- INSTRUCTIONS TO FOLLOW -
Gather, from the data below, each line in which the word "this" occurs.

※ ※ ※

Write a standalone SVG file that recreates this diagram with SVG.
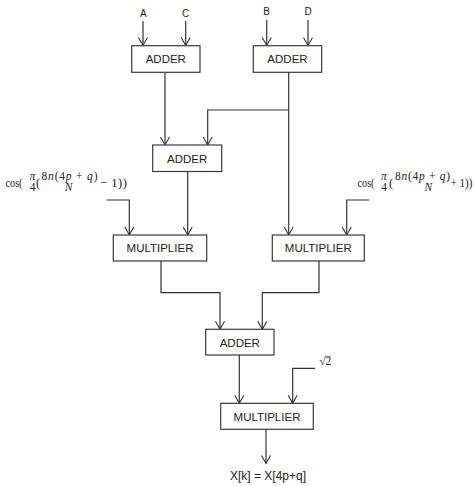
<svg xmlns="http://www.w3.org/2000/svg" width="474" height="486" viewBox="0 0 474 486">
<style>
.box{fill:#fff;stroke:#3a3a3a;stroke-width:1.2}
.lbl{font-family:"Liberation Sans",Arial,sans-serif;font-size:11.5px;fill:#222;text-anchor:middle}
.in{font-family:"Liberation Sans",Arial,sans-serif;font-size:10px;fill:#222;text-anchor:middle}
.wire{fill:none;stroke:#333;stroke-width:1.2}
.m{font-family:"Liberation Serif","Times New Roman",serif;font-size:11.5px;fill:#222}
.big{font-size:12.5px}
.i{font-style:italic}
</style>
<defs>
<marker id="arr" markerUnits="userSpaceOnUse" markerWidth="12" markerHeight="12" viewBox="-10 -6 12 12" refX="0" refY="0" orient="auto">
<path d="M-8,-4.5 L0,0 L-8,4.5" fill="none" stroke="#333" stroke-width="1.1"/>
</marker>
</defs>
<rect width="474" height="486" fill="#fff"/>
<g id="connectors">
<path class="wire" d="M143,21 V45.5" marker-end="url(#arr)"/>
<path class="wire" d="M185.7,21 V45.5" marker-end="url(#arr)"/>
<path class="wire" d="M266.7,20 V45.5" marker-end="url(#arr)"/>
<path class="wire" d="M308,20 V45.5" marker-end="url(#arr)"/>
<path class="wire" d="M165,72.5 V145" marker-end="url(#arr)"/>
<path class="wire" d="M288.7,110 H207.7 V145" marker-end="url(#arr)"/>
<path class="wire" d="M288.7,72.5 V235" marker-end="url(#arr)"/>
<path class="wire" d="M187.7,171.5 V235" marker-end="url(#arr)"/>
<path class="wire" d="M106.7,200 H129.3 V235" marker-end="url(#arr)"/>
<path class="wire" d="M369.3,200 H346.7 V235" marker-end="url(#arr)"/>
<path class="wire" d="M161,261 V292.7 H220 V329.3" marker-end="url(#arr)"/>
<path class="wire" d="M319,261 V292.7 H262.3 V329.3" marker-end="url(#arr)"/>
<path class="wire" d="M239.3,355 V403.3" marker-end="url(#arr)"/>
<path class="wire" d="M315,368.3 H292.7 V403.3" marker-end="url(#arr)"/>
<path class="wire" d="M266,429.3 V463.5" marker-end="url(#arr)"/>
</g>
<g id="inputs">
<text class="in" x="143.3" y="17">A</text>
<text class="in" x="185.7" y="17">C</text>
<text class="in" x="266.7" y="15">B</text>
<text class="in" x="308" y="15">D</text>
</g>
<g id="adder1"><rect class="box" x="131.7" y="45.7" width="68.3" height="26.6"/><text class="lbl" x="165.8" y="63.2">ADDER</text></g>
<g id="adder2"><rect class="box" x="253.3" y="45.7" width="68.4" height="26.6"/><text class="lbl" x="287.5" y="63.2">ADDER</text></g>
<g id="adder3"><rect class="box" x="152.7" y="145" width="69" height="26.5"/><text class="lbl" x="187.2" y="162.5">ADDER</text></g>
<g id="mult1"><rect class="box" x="113.3" y="235" width="93.4" height="26"/><text class="lbl" x="160" y="252.3">MULTIPLIER</text></g>
<g id="mult2"><rect class="box" x="272.3" y="235" width="92" height="26"/><text class="lbl" x="318.3" y="252.3">MULTIPLIER</text></g>
<g id="adder4"><rect class="box" x="205.7" y="329.3" width="68.3" height="25.7"/><text class="lbl" x="239.8" y="346.5">ADDER</text></g>
<g id="mult3"><rect class="box" x="220.7" y="403.3" width="92.6" height="26"/><text class="lbl" x="267" y="420.6">MULTIPLIER</text></g>
<g id="coefLeft">
<text class="m big" x="5.5" y="186.5" textLength="17" lengthAdjust="spacingAndGlyphs">cos(</text>
<text class="m i" x="32.5" y="179.5" text-anchor="middle">π</text>
<text class="m" x="32.5" y="191" text-anchor="middle">4</text>
<text class="m big" x="36" y="186.5">(</text>
<text class="m" x="41.5" y="179.5" textLength="56" lengthAdjust="spacing">8<tspan class="i">n</tspan>(4<tspan class="i">p</tspan> + <tspan class="i">q</tspan>)</text>
<text class="m i" x="68.5" y="191" text-anchor="middle">N</text>
<text class="m big" x="100" y="186.5" textLength="27" lengthAdjust="spacing">− 1))</text>
</g>
<g id="coefRight">
<text class="m big" x="357.5" y="186.5" textLength="17" lengthAdjust="spacingAndGlyphs">cos(</text>
<text class="m i" x="384" y="179.5" text-anchor="middle">π</text>
<text class="m" x="384" y="191" text-anchor="middle">4</text>
<text class="m big" x="389" y="186.5">(</text>
<text class="m" x="395" y="179.5" textLength="55" lengthAdjust="spacing">8<tspan class="i">n</tspan>(4<tspan class="i">p</tspan> + <tspan class="i">q</tspan>)</text>
<text class="m i" x="428.3" y="191" text-anchor="middle">N</text>
<text class="m big" x="450.5" y="186.5" textLength="22" lengthAdjust="spacingAndGlyphs">+ 1))</text>
</g>
<g id="sqrt2">
<text class="m" x="319.3" y="365">√2</text>
<line x1="325" y1="356.3" x2="331" y2="356.3" stroke="#222" stroke-width="0.6"/>
</g>
<g id="output">
<text class="lbl" x="268" y="480" style="font-size:12px">X[k] = X[4p+q]</text>
</g>
</svg>
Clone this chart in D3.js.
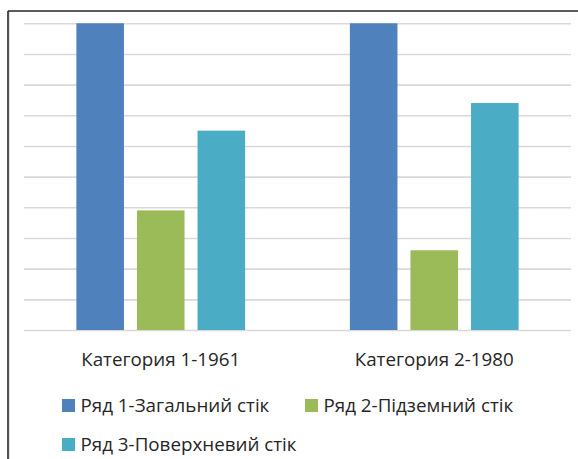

※ ※ ※

- ANSWER TO THE PROBLEM -
Write a standalone SVG file that recreates this diagram with SVG.
Clone this chart in D3.js.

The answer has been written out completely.